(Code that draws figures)
————

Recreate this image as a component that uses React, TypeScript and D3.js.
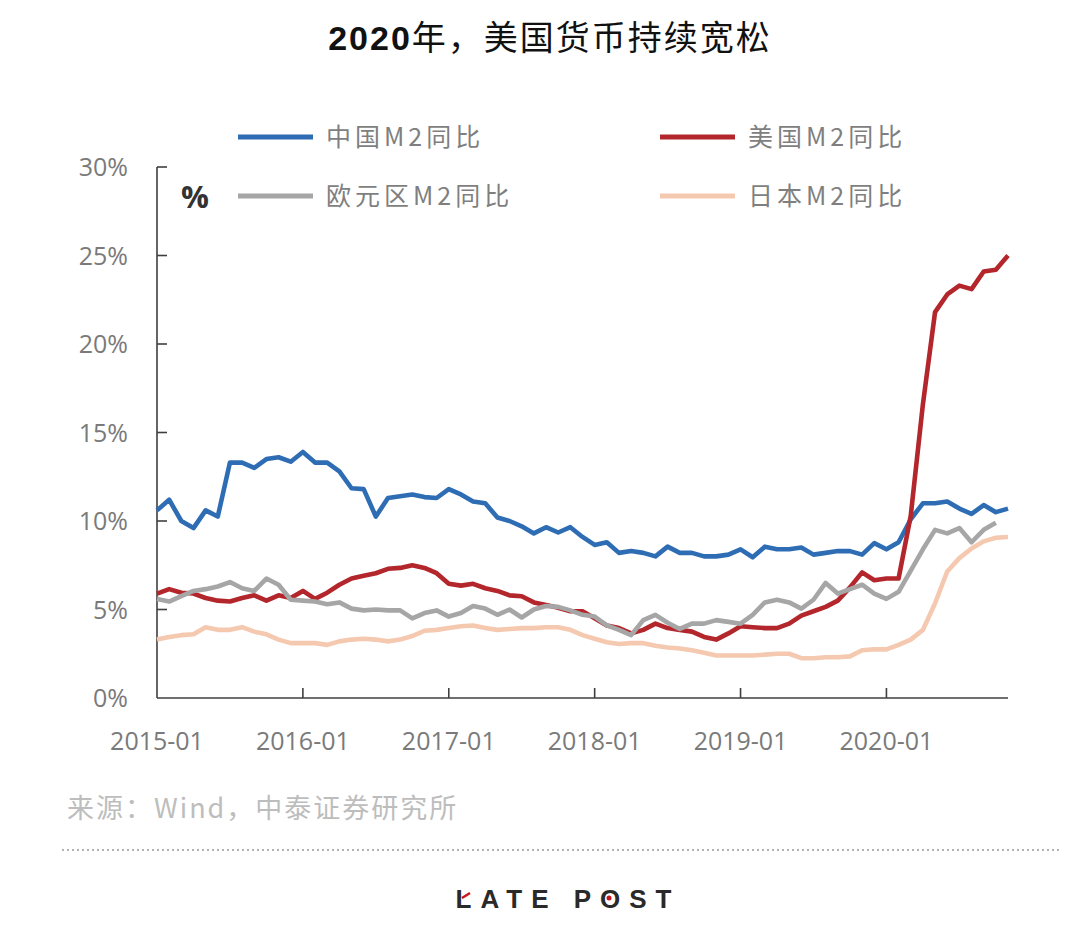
import React from "react";
import * as d3 from "d3";

const tickLabels = ["2015-01", "2016-01", "2017-01", "2018-01", "2019-01", "2020-01"];
const yTicks = [0, 5, 10, 15, 20, 25, 30];

const chinaM2 = [10.6, 11.2, 10.0, 9.6, 10.6, 10.25, 13.3, 13.3, 13.0, 13.5, 13.6, 13.35, 13.9, 13.3, 13.3, 12.8, 11.85, 11.8, 10.25, 11.3, 11.4, 11.5, 11.35, 11.3, 11.8, 11.5, 11.1, 11.0, 10.2, 10.0, 9.7, 9.3, 9.65, 9.35, 9.65, 9.1, 8.65, 8.8, 8.2, 8.3, 8.2, 8.0, 8.55, 8.2, 8.2, 8.0, 8.0, 8.1, 8.4, 7.95, 8.55, 8.4, 8.4, 8.5, 8.1, 8.2, 8.3, 8.3, 8.1, 8.75, 8.4, 8.8, 10.1, 11.0, 11.0, 11.1, 10.7, 10.4, 10.9, 10.5, 10.7];
const usM2 = [5.9, 6.15, 5.95, 5.9, 5.65, 5.5, 5.45, 5.65, 5.8, 5.5, 5.8, 5.65, 6.05, 5.6, 5.95, 6.4, 6.75, 6.9, 7.05, 7.3, 7.35, 7.5, 7.35, 7.05, 6.45, 6.35, 6.45, 6.2, 6.05, 5.8, 5.75, 5.4, 5.25, 5.1, 4.9, 4.9, 4.5, 4.1, 3.95, 3.65, 3.85, 4.2, 3.95, 3.85, 3.75, 3.45, 3.3, 3.65, 4.05, 4.0, 3.95, 3.95, 4.2, 4.65, 4.9, 5.15, 5.5, 6.25, 7.1, 6.65, 6.75, 6.75, 10.3, 16.6, 21.8, 22.8, 23.3, 23.1, 24.1, 24.2, 25.0];
const euroM2 = [5.6, 5.45, 5.75, 6.05, 6.15, 6.3, 6.55, 6.2, 6.05, 6.75, 6.4, 5.55, 5.5, 5.45, 5.3, 5.4, 5.05, 4.95, 5.0, 4.95, 4.95, 4.5, 4.8, 4.95, 4.6, 4.8, 5.2, 5.05, 4.7, 5.0, 4.55, 5.0, 5.2, 5.15, 4.95, 4.7, 4.6, 4.1, 3.85, 3.55, 4.4, 4.7, 4.25, 3.9, 4.2, 4.2, 4.4, 4.3, 4.2, 4.7, 5.4, 5.55, 5.4, 5.05, 5.55, 6.5, 5.9, 6.15, 6.4, 5.9, 5.6, 6.0, 7.2, 8.4, 9.5, 9.3, 9.6, 8.8, 9.5, 9.9];
const japanM2 = [3.3, 3.45, 3.55, 3.6, 4.0, 3.85, 3.85, 4.0, 3.75, 3.6, 3.3, 3.1, 3.1, 3.1, 3.0, 3.2, 3.3, 3.35, 3.3, 3.2, 3.3, 3.5, 3.8, 3.85, 3.95, 4.05, 4.1, 3.95, 3.85, 3.9, 3.95, 3.95, 4.0, 4.0, 3.85, 3.55, 3.35, 3.15, 3.05, 3.1, 3.1, 2.95, 2.85, 2.8, 2.7, 2.55, 2.4, 2.4, 2.4, 2.4, 2.45, 2.5, 2.5, 2.25, 2.25, 2.3, 2.3, 2.35, 2.7, 2.75, 2.75, 3.0, 3.3, 3.85, 5.35, 7.15, 7.9, 8.45, 8.85, 9.05, 9.1];

const seriesNames = ["中国M2同比", "美国M2同比", "欧元区M2同比", "日本M2同比"];
const seriesColors = ["#2E6DB4", "#B3262B", "#A6A6A6", "#F5C9B0"];
const seriesData = [chinaM2, usM2, euroM2, japanM2];

const W = 1080;
const H = 929;
const x = d3.scaleLinear().domain([0, 70]).range([157, 1008]);
const y = d3.scaleLinear().domain([0, 30]).range([698, 167]);
const line = d3
  .line<number>()
  .x((_, i) => x(i))
  .y((d) => y(d));

const axisColor = "#3f3f3f";
const labelColor = "#7a7a7a";
const tickFont = "'Open Sans', 'Liberation Sans', sans-serif";
const cjkFont = "'Noto Sans CJK SC', 'Noto Sans', sans-serif";

export default function App() {
  const drawOrder = [0, 1, 2, 3];
  const legendPos = [
    { lx: 238, ly: 137 },
    { lx: 660, ly: 137 },
    { lx: 238, ly: 196 },
    { lx: 660, ly: 196 },
  ];
  return (
    <svg
      width={W}
      height={H}
      viewBox={`0 0 ${W} ${H}`}
      style={{ position: "absolute", left: 0, top: 0, background: "#fff" }}
    >
      <rect x={0} y={0} width={W} height={H} fill="#fff" />
      {/* Title */}
      <text
        x={550}
        y={50}
        textAnchor="middle"
        fontFamily={cjkFont}
        fontSize={34}
        fill="#111"
        letterSpacing={2}
      >
        <tspan fontWeight="bold" fontFamily="'Liberation Sans', Arial, sans-serif">2020</tspan>
        <tspan>年，美国货币持续宽松</tspan>
      </text>

      {/* Y axis */}
      <line x1={157} x2={157} y1={y(30)} y2={y(0)} stroke={axisColor} strokeWidth={1.6} />
      {yTicks.map((t) => (
        <g key={t}>
          {t > 0 && (
            <line x1={157} x2={167} y1={y(t)} y2={y(t)} stroke={axisColor} strokeWidth={1.6} />
          )}
          <text
            x={128}
            y={y(t)}
            dy="0.36em"
            textAnchor="end"
            fontFamily={tickFont}
            fontSize={25}
            fill={labelColor}
          >
            {t}%
          </text>
        </g>
      ))}

      {/* X axis */}
      <line x1={157} x2={1008} y1={y(0)} y2={y(0)} stroke={axisColor} strokeWidth={1.6} />
      {tickLabels.map((lab, k) => {
        const xi = x(k * 12);
        return (
          <g key={lab}>
            {k > 0 && (
              <line x1={xi} x2={xi} y1={y(0)} y2={y(0) - 10} stroke={axisColor} strokeWidth={1.6} />
            )}
            <text
              x={xi}
              y={750}
              textAnchor="middle"
              fontFamily={tickFont}
              fontSize={25}
              fill={labelColor}
            >
              {lab}
            </text>
          </g>
        );
      })}

      {/* % unit */}
      <text x={181} y={208} fontFamily={tickFont} fontSize={31} fontWeight="bold" fill="#333">
        %
      </text>

      {/* Lines */}
      {drawOrder.map((s) => (
        <path
          key={seriesNames[s]}
          d={line(seriesData[s]) || ""}
          fill="none"
          stroke={seriesColors[s]}
          strokeWidth={4.6}
          strokeLinejoin="round"
          strokeLinecap="butt"
        />
      ))}

      {/* Legend */}
      {seriesNames.map((name, s) => (
        <g key={name}>
          <line
            x1={legendPos[s].lx}
            x2={legendPos[s].lx + 75}
            y1={legendPos[s].ly}
            y2={legendPos[s].ly}
            stroke={seriesColors[s]}
            strokeWidth={5}
          />
          <text
            x={legendPos[s].lx + 88}
            y={legendPos[s].ly}
            dy="0.36em"
            fontFamily={cjkFont}
            fontSize={25}
            fill="#7f7f7f"
            letterSpacing={4}
          >
            {name}
          </text>
        </g>
      ))}

      {/* Source */}
      <text x={67} y={818} fontFamily={cjkFont} fontSize={27} fill="#bdbdbd" letterSpacing={2}>
        来源：Wind，中泰证券研究所
      </text>

      {/* Dotted separator */}
      <line
        x1={62}
        x2={1062}
        y1={850}
        y2={850}
        stroke="#9a9a9a"
        strokeWidth={1.5}
        strokeDasharray="2 3"
      />

      {/* LATE POST */}
      <text
        x={568}
        y={908}
        textAnchor="middle"
        fontFamily="'Liberation Sans', Arial, sans-serif"
        fontSize={26}
        fontWeight="bold"
        fill="#2a2a2a"
        letterSpacing={9}
      >
        LATE POST
      </text>
      <line x1={462} x2={470} y1={898} y2={893} stroke="#c8151b" strokeWidth={2.5} />
      <circle cx={609} cy={898} r={2.5} fill="#c8151b" />
    </svg>
  );
}
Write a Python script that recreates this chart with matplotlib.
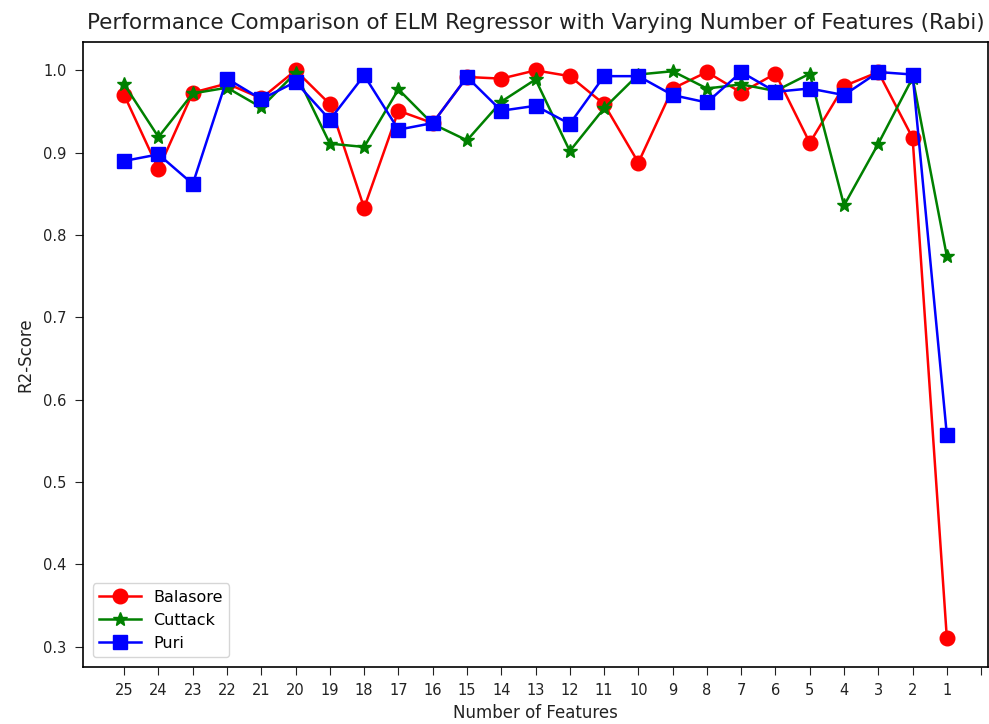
import matplotlib
matplotlib.use("Agg")
import matplotlib.pyplot as plt
import numpy as np

# number of features, from 25 down to 1
features = list(range(25, 0, -1))

balasore = [0.970, 0.880, 0.973, 0.984, 0.966, 1.000, 0.959, 0.833, 0.951, 0.936,
            0.992, 0.990, 1.000, 0.993, 0.959, 0.888, 0.978, 0.998, 0.973, 0.996,
            0.912, 0.981, 0.998, 0.918, 0.310]
cuttack = [0.983, 0.919, 0.972, 0.979, 0.955, 0.997, 0.911, 0.907, 0.977, 0.935,
           0.915, 0.962, 0.989, 0.902, 0.954, 0.995, 0.999, 0.978, 0.983, 0.975,
           0.996, 0.836, 0.911, 0.991, 0.774]
puri = [0.890, 0.898, 0.862, 0.990, 0.965, 0.986, 0.940, 0.994, 0.928, 0.936,
        0.992, 0.951, 0.957, 0.935, 0.993, 0.993, 0.970, 0.961, 0.998, 0.974,
        0.978, 0.970, 0.998, 0.995, 0.557]

xpos = np.arange(len(features))
tick_labels = [str(f) for f in features] + [""]

fig = plt.figure(figsize=(9.89, 7.24), dpi=100)
ax = fig.add_axes([0.084, 0.079, 0.915, 0.863])

ax.plot(xpos, balasore, "ro-", markersize=10.5, linewidth=1.8, label="Balasore")
ax.plot(xpos, cuttack, "g*-", markersize=10.5, linewidth=1.8, label="Cuttack")
ax.plot(xpos, puri, "bs-", markersize=10.5, linewidth=1.8, label="Puri")

ax.set_xticks(np.arange(len(features) + 1))
ax.set_xticklabels(tick_labels)
ax.set_xlim(-1.2, 25.2)
ax.tick_params(labelsize=10.5, length=6, pad=6, colors="#222222")
for s in ax.spines.values():
    s.set_linewidth(1.2)

ax.set_xlabel("Number of Features", fontsize=12, color="#222222")
ax.set_ylabel("R2-Score", fontsize=12, color="#222222", labelpad=6)
ax.set_title("Performance Comparison of ELM Regressor with Varying Number of Features (Rabi)",
             fontsize=15.5, pad=9, color="#222222")
ax.legend(loc="lower left", fontsize=11.5, handlelength=2.6, borderaxespad=0.6)

fig.savefig("out.png", dpi=100)
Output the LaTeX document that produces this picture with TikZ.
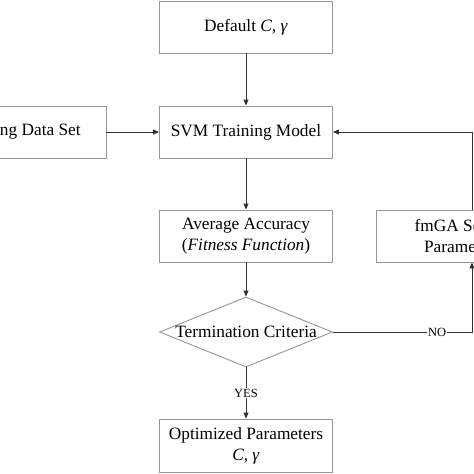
\documentclass[tikz,border=0pt]{standalone}
\usepackage{fontspec}
\setmainfont{Liberation Serif}
\usepackage{tikz}
\usetikzlibrary{positioning,arrows.meta,calc,shapes.geometric}
\definecolor{boxline}{RGB}{150,150,150}
\definecolor{flowline}{RGB}{50,50,50}

\begin{document}
\begin{tikzpicture}[x=1pt, y=-1pt,
    every node/.style={font=\fontsize{17.3}{21}\selectfont},
    stage/.style={draw=boxline, line width=0.9pt, minimum width=173pt, minimum height=52pt, align=center, inner sep=2pt},
    check/.style={draw=boxline, line width=0.9pt, diamond, aspect=2.47, minimum width=173pt, minimum height=70pt, inner sep=0pt},
    flow/.style={draw=flowline, line width=0.9pt, -{Triangle[length=6pt,width=5pt]}},
    tag/.style={fill=white, inner sep=1pt, font=\fontsize{12.5}{14}\selectfont}]
  \useasboundingbox (0,0) rectangle (474,474);
  \clip (0,0) rectangle (474,474);
  % boxes
  \node[stage] (default) at (246,27) {Default \textit{C}, \textit{γ}};
  \node[stage] (svm) at (246,132) {SVM Training Model};
  \node[stage] (data) at (19.5,132) {Training Data Set};
  \node[stage] (accuracy) at (246,236) {Average Accuracy\\(\textit{Fitness Function})};
  \node[stage] (fmga) at (462.5,236) {fmGA Search\\Parameters};
  \node[check] (term) at (246,332) {Termination Criteria};
  \node[stage, minimum height=53pt] (optim) at (246,445.5) {Optimized Parameters\\\textit{C}, \textit{γ}};
  \coordinate (rail) at (472,0);
  % connectors
  \draw[flow] (default) -- (svm);
  \draw[flow] (data) -- (svm);
  \draw[flow] (svm) -- (accuracy);
  \draw[flow] (accuracy) -- (term);
  \draw[flow] (term) -- node[tag, pos=0.5] {YES} (optim);
  \draw[flow] (term.east) -- node[tag, pos=0.75] {NO} (term.east -| rail) -- (fmga.south -| rail);
  \draw[flow] (fmga.north -| rail) -- (svm.east -| rail) -- (svm.east);
\end{tikzpicture}
\end{document}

————

[GOAL OF THE EXERCISE]
Nothing but the lines from the one containing "Write a Python" through the one containing "features = list(range(25, 0, -1))" should appear in your copy, exactly as written and without pictures.

[TASK ANSWER]
Write a Python script that recreates this chart with matplotlib.
import matplotlib
matplotlib.use("Agg")
import matplotlib.pyplot as plt
import numpy as np

# number of features, from 25 down to 1
features = list(range(25, 0, -1))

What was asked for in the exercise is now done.